Re-Inspecting Uyghur “Re-Education” Camps
In August 2018, a UN committee dedicated to combating racial discrimination boosted worldwide attention to the mass internment of Turkic Muslim minorities in China’s northwestern Xinjiang region. Vice-chair Gay McDougall cited “many numerous and credible reports” that the Communist Party, led by Xinjiang party leader Chen Quanguo, was holding over one million Uyghur, Kazakh, and Kyrgyz Muslims in “re-education” camps. McDougall probed claims of authorities violating detainees’ rights and arresting them “based solely on their ethno-religious identity.”

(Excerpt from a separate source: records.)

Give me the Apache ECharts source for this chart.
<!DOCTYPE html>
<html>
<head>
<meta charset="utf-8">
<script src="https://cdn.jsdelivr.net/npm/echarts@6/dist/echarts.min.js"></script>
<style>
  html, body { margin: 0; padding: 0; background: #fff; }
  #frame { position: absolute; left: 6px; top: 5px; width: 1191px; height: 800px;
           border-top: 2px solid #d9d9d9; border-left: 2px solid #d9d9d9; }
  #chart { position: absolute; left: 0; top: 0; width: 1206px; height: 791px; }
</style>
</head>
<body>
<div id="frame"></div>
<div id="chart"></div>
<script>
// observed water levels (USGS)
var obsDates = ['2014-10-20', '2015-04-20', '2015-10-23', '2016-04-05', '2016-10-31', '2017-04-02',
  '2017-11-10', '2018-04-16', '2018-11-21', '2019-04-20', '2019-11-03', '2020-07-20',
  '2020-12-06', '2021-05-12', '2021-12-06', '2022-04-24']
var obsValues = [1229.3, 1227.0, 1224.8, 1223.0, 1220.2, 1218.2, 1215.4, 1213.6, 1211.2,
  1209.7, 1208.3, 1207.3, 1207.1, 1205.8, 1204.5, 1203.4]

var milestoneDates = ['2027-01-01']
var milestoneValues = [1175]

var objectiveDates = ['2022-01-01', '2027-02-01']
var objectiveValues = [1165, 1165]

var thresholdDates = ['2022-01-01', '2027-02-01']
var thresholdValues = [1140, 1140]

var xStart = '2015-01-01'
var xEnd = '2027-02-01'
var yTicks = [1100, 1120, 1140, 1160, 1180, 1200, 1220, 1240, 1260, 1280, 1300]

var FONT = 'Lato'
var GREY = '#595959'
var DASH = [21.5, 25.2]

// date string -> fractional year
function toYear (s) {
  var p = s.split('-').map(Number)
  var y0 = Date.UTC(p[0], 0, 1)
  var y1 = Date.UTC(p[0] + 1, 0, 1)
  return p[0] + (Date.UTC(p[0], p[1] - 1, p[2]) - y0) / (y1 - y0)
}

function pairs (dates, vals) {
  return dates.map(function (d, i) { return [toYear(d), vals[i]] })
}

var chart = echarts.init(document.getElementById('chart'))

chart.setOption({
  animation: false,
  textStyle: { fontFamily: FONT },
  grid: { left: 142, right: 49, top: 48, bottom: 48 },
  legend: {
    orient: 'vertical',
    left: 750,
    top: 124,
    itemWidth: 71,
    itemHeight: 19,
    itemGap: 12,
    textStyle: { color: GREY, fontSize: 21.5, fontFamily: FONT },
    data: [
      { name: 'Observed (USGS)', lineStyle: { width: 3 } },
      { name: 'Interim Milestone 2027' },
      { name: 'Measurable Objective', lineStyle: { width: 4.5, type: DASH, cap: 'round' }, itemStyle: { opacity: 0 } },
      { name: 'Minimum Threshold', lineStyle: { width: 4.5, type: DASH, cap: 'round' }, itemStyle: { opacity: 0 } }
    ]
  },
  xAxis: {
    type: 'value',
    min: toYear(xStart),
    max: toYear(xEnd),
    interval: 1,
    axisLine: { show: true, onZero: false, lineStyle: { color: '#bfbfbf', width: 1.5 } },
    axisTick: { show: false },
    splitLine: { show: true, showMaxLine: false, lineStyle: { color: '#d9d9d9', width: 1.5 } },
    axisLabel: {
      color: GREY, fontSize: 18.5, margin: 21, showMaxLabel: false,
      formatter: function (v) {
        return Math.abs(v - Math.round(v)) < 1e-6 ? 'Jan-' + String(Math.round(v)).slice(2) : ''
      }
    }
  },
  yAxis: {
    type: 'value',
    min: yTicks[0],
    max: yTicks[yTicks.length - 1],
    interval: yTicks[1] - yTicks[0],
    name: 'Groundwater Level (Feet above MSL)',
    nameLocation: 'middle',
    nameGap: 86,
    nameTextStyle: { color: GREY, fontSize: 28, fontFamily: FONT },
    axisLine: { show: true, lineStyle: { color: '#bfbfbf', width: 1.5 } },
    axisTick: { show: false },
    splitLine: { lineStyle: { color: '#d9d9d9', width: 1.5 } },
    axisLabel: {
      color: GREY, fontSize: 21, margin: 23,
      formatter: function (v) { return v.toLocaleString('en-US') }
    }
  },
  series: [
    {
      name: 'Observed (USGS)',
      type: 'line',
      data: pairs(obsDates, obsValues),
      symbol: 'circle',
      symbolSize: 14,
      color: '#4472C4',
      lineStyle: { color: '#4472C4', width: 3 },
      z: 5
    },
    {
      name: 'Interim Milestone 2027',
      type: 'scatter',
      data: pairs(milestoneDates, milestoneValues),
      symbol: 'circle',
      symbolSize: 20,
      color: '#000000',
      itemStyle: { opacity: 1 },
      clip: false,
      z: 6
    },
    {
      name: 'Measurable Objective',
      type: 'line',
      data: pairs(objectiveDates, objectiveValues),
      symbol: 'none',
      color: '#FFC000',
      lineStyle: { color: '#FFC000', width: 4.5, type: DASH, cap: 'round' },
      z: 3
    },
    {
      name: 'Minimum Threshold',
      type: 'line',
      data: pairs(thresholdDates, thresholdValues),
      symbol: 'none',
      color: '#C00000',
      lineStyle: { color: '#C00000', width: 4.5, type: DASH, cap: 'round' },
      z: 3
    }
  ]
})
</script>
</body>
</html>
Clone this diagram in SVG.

Human Rights Watch researcher Maya Wang followed up on McDougall’s report in September 2018 by publishing former detainees and other Xinjiang residents’ accounts of religious and linguistic suppression, political indoctrination, and torture.
Chinese officials have denied abuse allegations. In August 2018, the deputy director-general of China’s UN mission, Hu Lianhe, maintained Xinjiang’s commitment to preserving religious freedom. Then, in October 2018, Xinjiang’s chairman, Shohrat Zahir, linked the region’s “vocational education and training institutions” to global counter-terrorism and counter-extremism efforts.
Flouting a Chinese deportation request, Malaysia released 11 Uyghur Muslims to Turkey in October 2018, and hundreds of Indonesian Muslims rallied in December 2018 to protest persecution and show solidarity with their fellow Muslims. Overall, however, few Muslim-majority countries have spoken out about the camps, likely due to China’s imposing economic and political strength.
As a gesture of transparency, the Chinese government arranged for foreign reporters to take a closely chaperoned tour of three “model” facilities in January. Foreign Ministry spokesperson Lu Kang also entertained the possibility of a UN visit to Xinjiang as long as inspectors would agree to “abide by Chinese law.”
As 2019 continues, China might scale back detainment in the face of international pressure, especially if members of the worldwide Muslim community take a more vocal stance. Western nations, including the United States, could step up their criticism and possibly even enact sanctions against China due to the Uyghur detention camps.